HERLIHY: Exactly. So now, in two short years, we've gone from two gigabits to over 120 gigabits, maybe even more today. It's growing very fast, over 100 percent per year. So you're starting to see emails, video streaming, different things that we, today, take for granted that weren't happening in two years are starting to happen now in Africa.

MARTIN: What is some of the impact of just the fact that this improvement in capacity to this point - what have you seen?

HERLIHY: It's tremendous. I'm an economist by training, and I think in terms of efficiencies. So information in Africa was always a commodity that was very valuable, because not many people had it. But as you get free access to information, you create huge efficiencies in the market, because people aren't able to hold that information from each other.

So you're seeing the opening up of markets from anything from micro-agricultural opportunities, to commodity exchanges, to more efficient banking, to more efficient governments, to even something simple, like walking into an airport. There's now electric immigration and visa process.

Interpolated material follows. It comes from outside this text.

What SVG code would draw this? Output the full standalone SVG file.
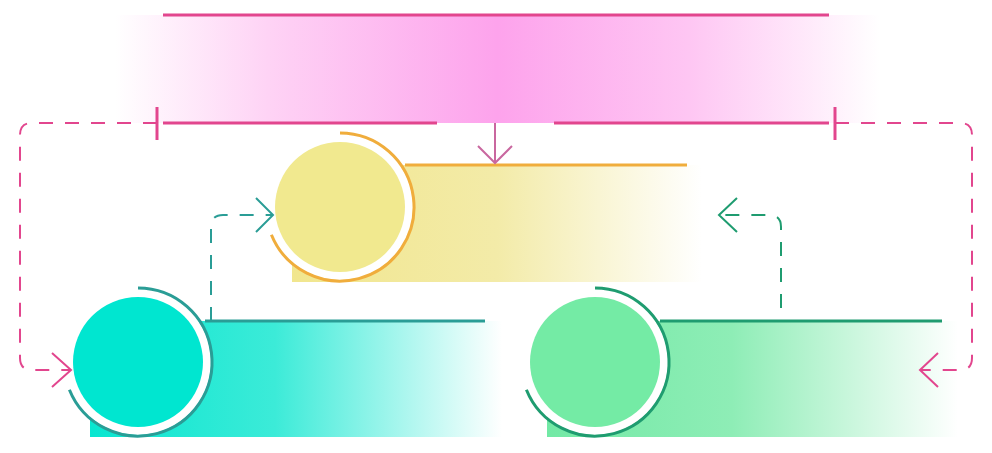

MARTIN: Finally, before we let you go - and thank you for taking the time when you - as we said, you're just back from the region, and you must still be actually jet-lagged. How long will it be before these disruptions are no more? Or how long will it take to fix this?

HERLIHY: Yeah. It would take about two to three weeks. To explain how it happens, you actually have to have a ship come in and find these cables that have been broken, and these cables are only about two inches in diameter. So although there is GPS telling them where the breaks are, they have to use a grappling hook to pick up the cable ends, and then they do a splicing process on the ship. You know, you're splicing fiber optic cables, which are only a few nanometers in diameter. It's a very tricky process, but it does happen, like I said, and there are experts at doing it, and I'm sure the ships are on their way to start the fixing process right now.

MARTIN: So, until then, online shopping - going to not be a lot of fun in the East African region. Right?


HERLIHY: Correct.

MARTIN: That is Brian Herlihy. He is the founder and now executive director - formerly CEO - of Seacom. That's the company where most of the Internet traffic from East Africa is now being rerouted at the moment after an accident last week. And he joined us from our bureau in New York.

Brian Herlihy, thank you so much for speaking with us.

HERLIHY: Thanks for having me on your show.